Exercise requirements -> Your task is to repeat the lines below exactly, excluding any pictures they contain.
▬▬▬
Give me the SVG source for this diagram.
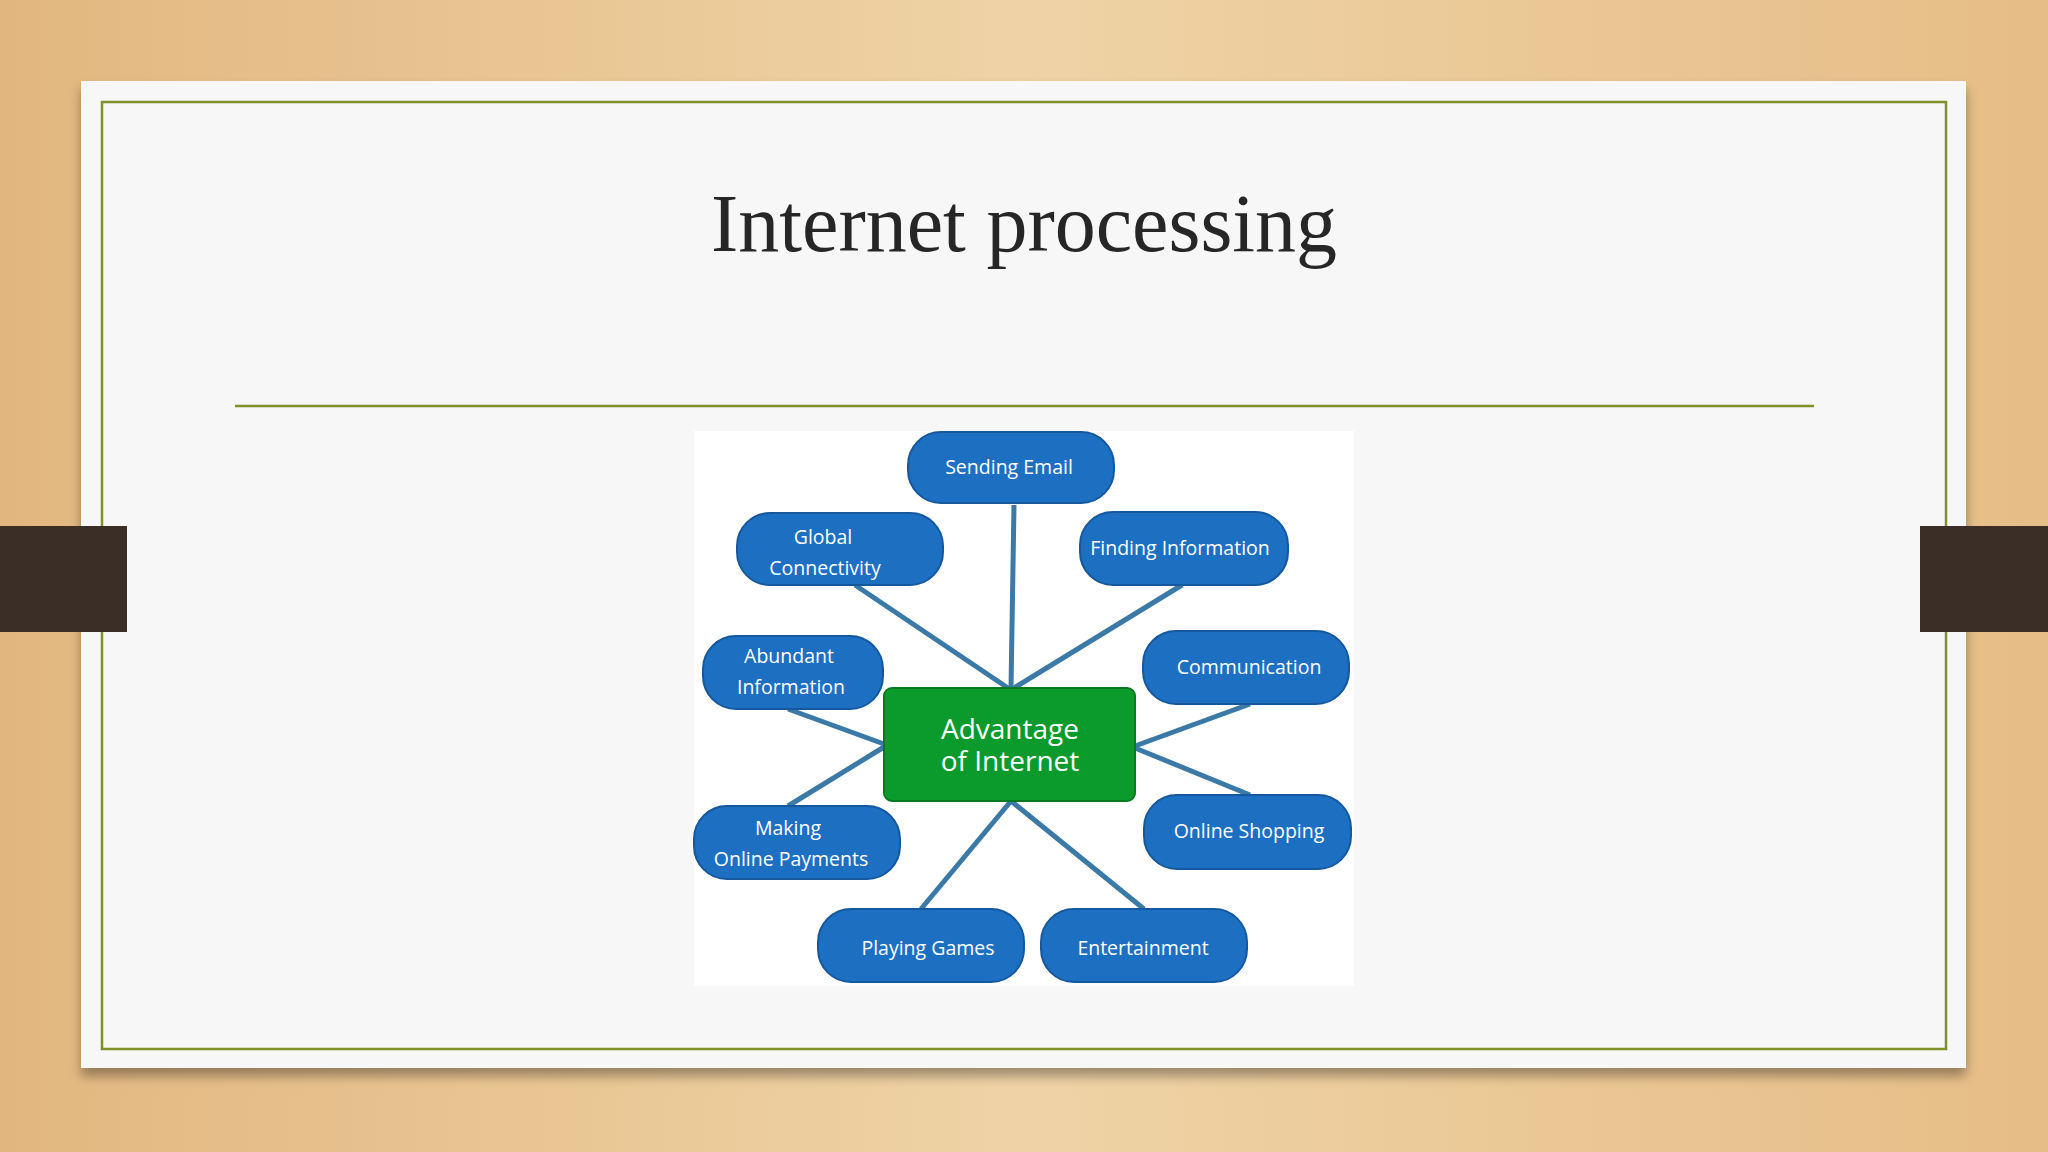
<svg xmlns="http://www.w3.org/2000/svg" width="2048" height="1152" viewBox="0 0 2048 1152">
<defs>
<linearGradient id="wood" x1="0" y1="0" x2="1" y2="0">
<stop offset="0" stop-color="#e2b77f"/><stop offset="0.5" stop-color="#efd3a6"/><stop offset="1" stop-color="#e6bd86"/>
</linearGradient>
<filter id="sh" x="-5%" y="-5%" width="110%" height="110%"><feDropShadow dx="0" dy="8" stdDeviation="6" flood-opacity="0.35"/></filter>
<style>
.n rect{fill:#1d6fc2;stroke:#15589e;stroke-width:2}
.n text{fill:#fff;font-family:"Open Sans","Liberation Sans",sans-serif;font-size:19.5px;text-anchor:middle}
#connectors line{stroke:#3b79a6;stroke-width:5}
</style>
</defs>
<rect width="2048" height="1152" fill="url(#wood)"/>
<rect x="81" y="81" width="1885" height="987" fill="#f7f7f7" filter="url(#sh)"/>
<rect x="102" y="102" width="1844" height="947" fill="none" stroke="#7f9128" stroke-width="2.5"/>
<rect x="0" y="526" width="127" height="106" fill="#3a2e27"/>
<rect x="1920" y="526" width="128" height="106" fill="#3a2e27"/>
<text x="1024" y="251" font-family="Liberation Serif,serif" font-size="82" fill="#262626" text-anchor="middle">Internet processing</text>
<line x1="235" y1="406" x2="1814" y2="406" stroke="#7f9128" stroke-width="2.5"/>
<rect x="694" y="431" width="660" height="555" fill="#ffffff"/>
<g id="connectors">
<line x1="1014" y1="505" x2="1011" y2="688"/>
<line x1="855" y1="585" x2="1008" y2="688"/>
<line x1="1182" y1="585" x2="1014" y2="688"/>
<line x1="788" y1="709" x2="884" y2="744"/>
<line x1="1250" y1="704" x2="1135" y2="746"/>
<line x1="788" y1="806" x2="884" y2="747"/>
<line x1="1250" y1="795" x2="1135" y2="748"/>
<line x1="921" y1="909" x2="1011" y2="801"/>
<line x1="1144" y1="909" x2="1011" y2="801"/>
</g>
<g id="center"><rect x="884" y="688" width="251" height="113" rx="8" fill="#0b9a2c" stroke="#077a20" stroke-width="2"/>
<text font-family="Open Sans,Liberation Sans,sans-serif" font-size="28" fill="#fff" text-anchor="middle"><tspan x="1010" y="739">Advantage</tspan><tspan x="1010" y="771">of Internet</tspan></text></g>
<g id="email" class="n"><rect x="908" y="432" width="206" height="71" rx="33"/><text x="1009" y="474">Sending Email</text></g>
<g id="global" class="n"><rect x="737" y="513" width="206" height="72" rx="33"/><text><tspan x="823" y="544">Global</tspan><tspan x="825" y="575">Connectivity</tspan></text></g>
<g id="finding" class="n"><rect x="1080" y="512" width="208" height="73" rx="33"/><text x="1180" y="555">Finding Information</text></g>
<g id="abundant" class="n"><rect x="703" y="636" width="180" height="73" rx="33"/><text><tspan x="789" y="663">Abundant</tspan><tspan x="791" y="694">Information</tspan></text></g>
<g id="comm" class="n"><rect x="1143" y="631" width="206" height="73" rx="33"/><text x="1249" y="674">Communication</text></g>
<g id="pay" class="n"><rect x="694" y="806" width="206" height="73" rx="33"/><text><tspan x="788" y="835">Making</tspan><tspan x="791" y="866">Online Payments</tspan></text></g>
<g id="shop" class="n"><rect x="1144" y="795" width="207" height="74" rx="33"/><text x="1249" y="838">Online Shopping</text></g>
<g id="games" class="n"><rect x="818" y="909" width="206" height="73" rx="33"/><text x="928" y="955">Playing Games</text></g>
<g id="ent" class="n"><rect x="1041" y="909" width="206" height="73" rx="33"/><text x="1143" y="955">Entertainment</text></g>
</svg>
▬▬▬
Task result ->
Give me the SVG source for this diagram.
<svg xmlns="http://www.w3.org/2000/svg" width="2048" height="1152" viewBox="0 0 2048 1152">
<defs>
<linearGradient id="wood" x1="0" y1="0" x2="1" y2="0">
<stop offset="0" stop-color="#e2b77f"/><stop offset="0.5" stop-color="#efd3a6"/><stop offset="1" stop-color="#e6bd86"/>
</linearGradient>
<filter id="sh" x="-5%" y="-5%" width="110%" height="110%"><feDropShadow dx="0" dy="8" stdDeviation="6" flood-opacity="0.35"/></filter>
<style>
.n rect{fill:#1d6fc2;stroke:#15589e;stroke-width:2}
.n text{fill:#fff;font-family:"Open Sans","Liberation Sans",sans-serif;font-size:19.5px;text-anchor:middle}
#connectors line{stroke:#3b79a6;stroke-width:5}
</style>
</defs>
<rect width="2048" height="1152" fill="url(#wood)"/>
<rect x="81" y="81" width="1885" height="987" fill="#f7f7f7" filter="url(#sh)"/>
<rect x="102" y="102" width="1844" height="947" fill="none" stroke="#7f9128" stroke-width="2.5"/>
<rect x="0" y="526" width="127" height="106" fill="#3a2e27"/>
<rect x="1920" y="526" width="128" height="106" fill="#3a2e27"/>
<text x="1024" y="251" font-family="Liberation Serif,serif" font-size="82" fill="#262626" text-anchor="middle">Internet processing</text>
<line x1="235" y1="406" x2="1814" y2="406" stroke="#7f9128" stroke-width="2.5"/>
<rect x="694" y="431" width="660" height="555" fill="#ffffff"/>
<g id="connectors">
<line x1="1014" y1="505" x2="1011" y2="688"/>
<line x1="855" y1="585" x2="1008" y2="688"/>
<line x1="1182" y1="585" x2="1014" y2="688"/>
<line x1="788" y1="709" x2="884" y2="744"/>
<line x1="1250" y1="704" x2="1135" y2="746"/>
<line x1="788" y1="806" x2="884" y2="747"/>
<line x1="1250" y1="795" x2="1135" y2="748"/>
<line x1="921" y1="909" x2="1011" y2="801"/>
<line x1="1144" y1="909" x2="1011" y2="801"/>
</g>
<g id="center"><rect x="884" y="688" width="251" height="113" rx="8" fill="#0b9a2c" stroke="#077a20" stroke-width="2"/>
<text font-family="Open Sans,Liberation Sans,sans-serif" font-size="28" fill="#fff" text-anchor="middle"><tspan x="1010" y="739">Advantage</tspan><tspan x="1010" y="771">of Internet</tspan></text></g>
<g id="email" class="n"><rect x="908" y="432" width="206" height="71" rx="33"/><text x="1009" y="474">Sending Email</text></g>
<g id="global" class="n"><rect x="737" y="513" width="206" height="72" rx="33"/><text><tspan x="823" y="544">Global</tspan><tspan x="825" y="575">Connectivity</tspan></text></g>
<g id="finding" class="n"><rect x="1080" y="512" width="208" height="73" rx="33"/><text x="1180" y="555">Finding Information</text></g>
<g id="abundant" class="n"><rect x="703" y="636" width="180" height="73" rx="33"/><text><tspan x="789" y="663">Abundant</tspan><tspan x="791" y="694">Information</tspan></text></g>
<g id="comm" class="n"><rect x="1143" y="631" width="206" height="73" rx="33"/><text x="1249" y="674">Communication</text></g>
<g id="pay" class="n"><rect x="694" y="806" width="206" height="73" rx="33"/><text><tspan x="788" y="835">Making</tspan><tspan x="791" y="866">Online Payments</tspan></text></g>
<g id="shop" class="n"><rect x="1144" y="795" width="207" height="74" rx="33"/><text x="1249" y="838">Online Shopping</text></g>
<g id="games" class="n"><rect x="818" y="909" width="206" height="73" rx="33"/><text x="928" y="955">Playing Games</text></g>
<g id="ent" class="n"><rect x="1041" y="909" width="206" height="73" rx="33"/><text x="1143" y="955">Entertainment</text></g>
</svg>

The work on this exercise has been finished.